▸ GOAL
Copy the material that follows word for word and omit its pictures.
※ ※ ※
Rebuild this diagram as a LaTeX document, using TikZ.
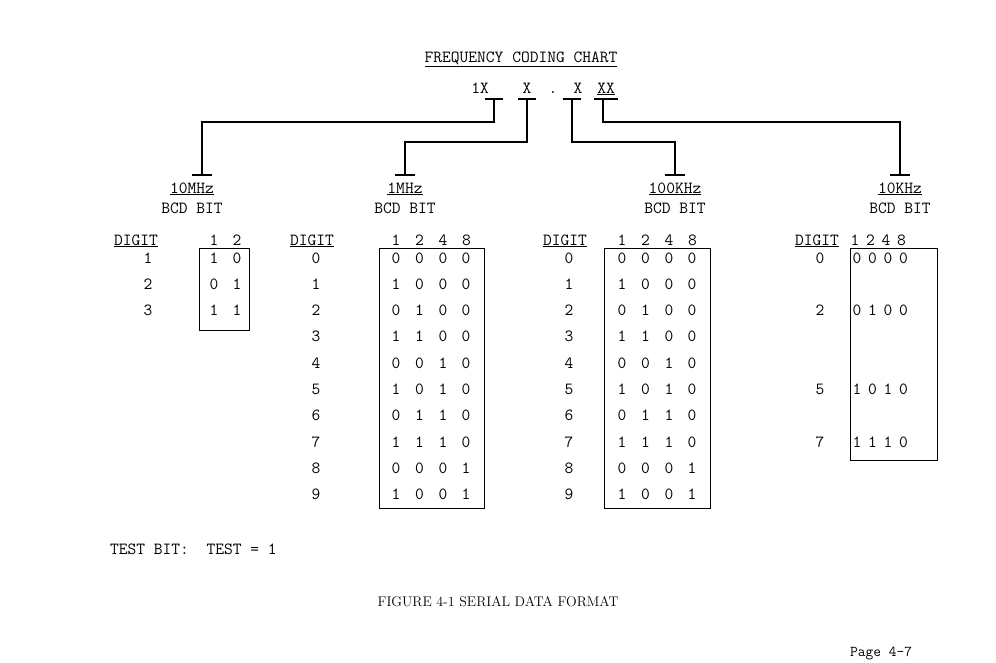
\documentclass[tikz,border=0pt]{standalone}
\begin{document}
\begin{tikzpicture}[x=1pt,y=-1pt,
  tt/.style={font=\fontsize{17}{19}\selectfont\ttfamily,inner sep=0pt,anchor=base},
  ln/.style={line width=1.3pt},
  bx/.style={draw,line width=1.3pt}]
\useasboundingbox (0,0) rectangle (996,662);
% title
\node[tt] (title) at (521,62) {\underline{FREQUENCY CODING CHART}};
\node[tt] (c1) at (480,93) {1X};
\node[tt] (c2) at (527,93) {X};
\node[tt] (dot) at (553,93) {.};
\node[tt] (c3) at (578,93) {X};
\node[tt] (c4) at (606,93) {\underline{XX}};
% tee connectors
\coordinate (t1) at (494,99);
\coordinate (t2) at (527,99);
\coordinate (t3) at (572,99);
\coordinate (t4) at (603,99);
\draw[ln] (485,99)--(503,99) (518,99)--(536,99) (563,99)--(581,99) (594,99)--(618,99);
\node[tt] (l1) at (192,193) {\underline{10MHz}};
\node[tt] (l2) at (405,193) {\underline{1MHz}};
\node[tt] (l3) at (675,193) {\underline{100KHz}};
\node[tt] (l4) at (900,193) {\underline{10KHz}};
\coordinate (b1) at (202,175);
\coordinate (b2) at (405,175);
\coordinate (b3) at (675,175);
\coordinate (b4) at (900,175);
\draw[ln] (t1)--(494,122)--(202,122)--(b1);
\draw[ln] (t2)--(527,142)--(405,142)--(b2);
\draw[ln] (t3)--(572,142)--(675,142)--(b3);
\draw[ln] (t4)--(603,122)--(900,122)--(b4);
\foreach \x in {202,405,675,900} \draw[ln] (\x-10,175)--(\x+10,175);
\foreach \x/\n in {192/a,405/b,675/c,900/d} \node[tt] (bcd\n) at (\x,213) {BCD BIT};
% 10MHz table
\node[tt] (dg1) at (136,245) {\underline{DIGIT}};
\node[tt] (h11) at (214,245) {1};
\node[tt] (h12) at (237,245) {2};
\node[bx,minimum width=50,minimum height=82,anchor=north west,inner sep=0pt] (box1) at (199,248) {};
\foreach \d/\a/\b [count=\k from 0] in {1/1/0,2/0/1,3/1/1}{
  \node[tt] (r1d\k) at (148,263+26.3*\k) {\d};
  \node[tt] at (214,263+26.3*\k) {\a};
  \node[tt] at (237,263+26.3*\k) {\b};}
% 1MHz and 100KHz tables
\foreach \T/\dx/\cx/\bl/\bw in {m/312/396/379/105,k/565/622/604/106}{
  \node[tt] (dg\T) at (\dx,245) {\underline{DIGIT}};
  \foreach \h [count=\j from 0] in {1,2,4,8}
    \node[tt] (h\T\j) at (\cx+23.5*\j,245) {\h};
  \node[bx,minimum width=\bw,minimum height=260,anchor=north west,inner sep=0pt] (box\T) at (\bl,248) {};
  \foreach \d/\a/\b/\c/\e [count=\k from 0] in {0/0/0/0/0,1/1/0/0/0,2/0/1/0/0,3/1/1/0/0,4/0/0/1/0,5/1/0/1/0,6/0/1/1/0,7/1/1/1/0,8/0/0/0/1,9/1/0/0/1}{
    \node[tt] (r\T\k) at (\dx+4,263+26.3*\k) {\d};
    \node[tt] at (\cx,263+26.3*\k) {\a};
    \node[tt] at (\cx+23.5,263+26.3*\k) {\b};
    \node[tt] at (\cx+47,263+26.3*\k) {\c};
    \node[tt] at (\cx+70,263+26.3*\k) {\e};}}
% 10KHz table
\node[tt] (dg4) at (817,245) {\underline{DIGIT}};
\foreach \h [count=\j from 0] in {1,2,4,8} \node[tt] (h4\j) at (855+15.5*\j,245) {\h};
\node[bx,minimum width=87,minimum height=212,anchor=north west,inner sep=0pt] (box4) at (850,248) {};
\foreach \d/\a/\b/\c/\e/\k in {0/0/0/0/0/0,2/0/1/0/0/2,5/1/0/1/0/5,7/1/1/1/0/7}{
  \node[tt] (r4\d) at (820,263+26.3*\k) {\d};
  \node[tt] at (857,263+26.3*\k) {\a};
  \node[tt] at (872.5,263+26.3*\k) {\b};
  \node[tt] at (888,263+26.3*\k) {\c};
  \node[tt] at (903.5,263+26.3*\k) {\e};}
% bottom texts
\node[tt,anchor=base west] (test) at (110,554) {TEST BIT:\ \ TEST = 1};
\node[font=\fontsize{14}{16}\selectfont,inner sep=0pt,anchor=base] (fig) at (498,606) {FIGURE 4-1 SERIAL DATA FORMAT};
\node[font=\fontsize{15}{17}\selectfont\ttfamily,inner sep=0pt,anchor=base west] (page) at (850,656) {Page 4-7};
\end{tikzpicture}
\end{document}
※ ※ ※
▸ RESULT FOR THIS TASK
Rebuild this diagram as a LaTeX document, using TikZ.
\documentclass[tikz,border=0pt]{standalone}
\begin{document}
\begin{tikzpicture}[x=1pt,y=-1pt,
  tt/.style={font=\fontsize{17}{19}\selectfont\ttfamily,inner sep=0pt,anchor=base},
  ln/.style={line width=1.3pt},
  bx/.style={draw,line width=1.3pt}]
\useasboundingbox (0,0) rectangle (996,662);
% title
\node[tt] (title) at (521,62) {\underline{FREQUENCY CODING CHART}};
\node[tt] (c1) at (480,93) {1X};
\node[tt] (c2) at (527,93) {X};
\node[tt] (dot) at (553,93) {.};
\node[tt] (c3) at (578,93) {X};
\node[tt] (c4) at (606,93) {\underline{XX}};
% tee connectors
\coordinate (t1) at (494,99);
\coordinate (t2) at (527,99);
\coordinate (t3) at (572,99);
\coordinate (t4) at (603,99);
\draw[ln] (485,99)--(503,99) (518,99)--(536,99) (563,99)--(581,99) (594,99)--(618,99);
\node[tt] (l1) at (192,193) {\underline{10MHz}};
\node[tt] (l2) at (405,193) {\underline{1MHz}};
\node[tt] (l3) at (675,193) {\underline{100KHz}};
\node[tt] (l4) at (900,193) {\underline{10KHz}};
\coordinate (b1) at (202,175);
\coordinate (b2) at (405,175);
\coordinate (b3) at (675,175);
\coordinate (b4) at (900,175);
\draw[ln] (t1)--(494,122)--(202,122)--(b1);
\draw[ln] (t2)--(527,142)--(405,142)--(b2);
\draw[ln] (t3)--(572,142)--(675,142)--(b3);
\draw[ln] (t4)--(603,122)--(900,122)--(b4);
\foreach \x in {202,405,675,900} \draw[ln] (\x-10,175)--(\x+10,175);
\foreach \x/\n in {192/a,405/b,675/c,900/d} \node[tt] (bcd\n) at (\x,213) {BCD BIT};
% 10MHz table
\node[tt] (dg1) at (136,245) {\underline{DIGIT}};
\node[tt] (h11) at (214,245) {1};
\node[tt] (h12) at (237,245) {2};
\node[bx,minimum width=50,minimum height=82,anchor=north west,inner sep=0pt] (box1) at (199,248) {};
\foreach \d/\a/\b [count=\k from 0] in {1/1/0,2/0/1,3/1/1}{
  \node[tt] (r1d\k) at (148,263+26.3*\k) {\d};
  \node[tt] at (214,263+26.3*\k) {\a};
  \node[tt] at (237,263+26.3*\k) {\b};}
% 1MHz and 100KHz tables
\foreach \T/\dx/\cx/\bl/\bw in {m/312/396/379/105,k/565/622/604/106}{
  \node[tt] (dg\T) at (\dx,245) {\underline{DIGIT}};
  \foreach \h [count=\j from 0] in {1,2,4,8}
    \node[tt] (h\T\j) at (\cx+23.5*\j,245) {\h};
  \node[bx,minimum width=\bw,minimum height=260,anchor=north west,inner sep=0pt] (box\T) at (\bl,248) {};
  \foreach \d/\a/\b/\c/\e [count=\k from 0] in {0/0/0/0/0,1/1/0/0/0,2/0/1/0/0,3/1/1/0/0,4/0/0/1/0,5/1/0/1/0,6/0/1/1/0,7/1/1/1/0,8/0/0/0/1,9/1/0/0/1}{
    \node[tt] (r\T\k) at (\dx+4,263+26.3*\k) {\d};
    \node[tt] at (\cx,263+26.3*\k) {\a};
    \node[tt] at (\cx+23.5,263+26.3*\k) {\b};
    \node[tt] at (\cx+47,263+26.3*\k) {\c};
    \node[tt] at (\cx+70,263+26.3*\k) {\e};}}
% 10KHz table
\node[tt] (dg4) at (817,245) {\underline{DIGIT}};
\foreach \h [count=\j from 0] in {1,2,4,8} \node[tt] (h4\j) at (855+15.5*\j,245) {\h};
\node[bx,minimum width=87,minimum height=212,anchor=north west,inner sep=0pt] (box4) at (850,248) {};
\foreach \d/\a/\b/\c/\e/\k in {0/0/0/0/0/0,2/0/1/0/0/2,5/1/0/1/0/5,7/1/1/1/0/7}{
  \node[tt] (r4\d) at (820,263+26.3*\k) {\d};
  \node[tt] at (857,263+26.3*\k) {\a};
  \node[tt] at (872.5,263+26.3*\k) {\b};
  \node[tt] at (888,263+26.3*\k) {\c};
  \node[tt] at (903.5,263+26.3*\k) {\e};}
% bottom texts
\node[tt,anchor=base west] (test) at (110,554) {TEST BIT:\ \ TEST = 1};
\node[font=\fontsize{14}{16}\selectfont,inner sep=0pt,anchor=base] (fig) at (498,606) {FIGURE 4-1 SERIAL DATA FORMAT};
\node[font=\fontsize{15}{17}\selectfont\ttfamily,inner sep=0pt,anchor=base west] (page) at (850,656) {Page 4-7};
\end{tikzpicture}
\end{document}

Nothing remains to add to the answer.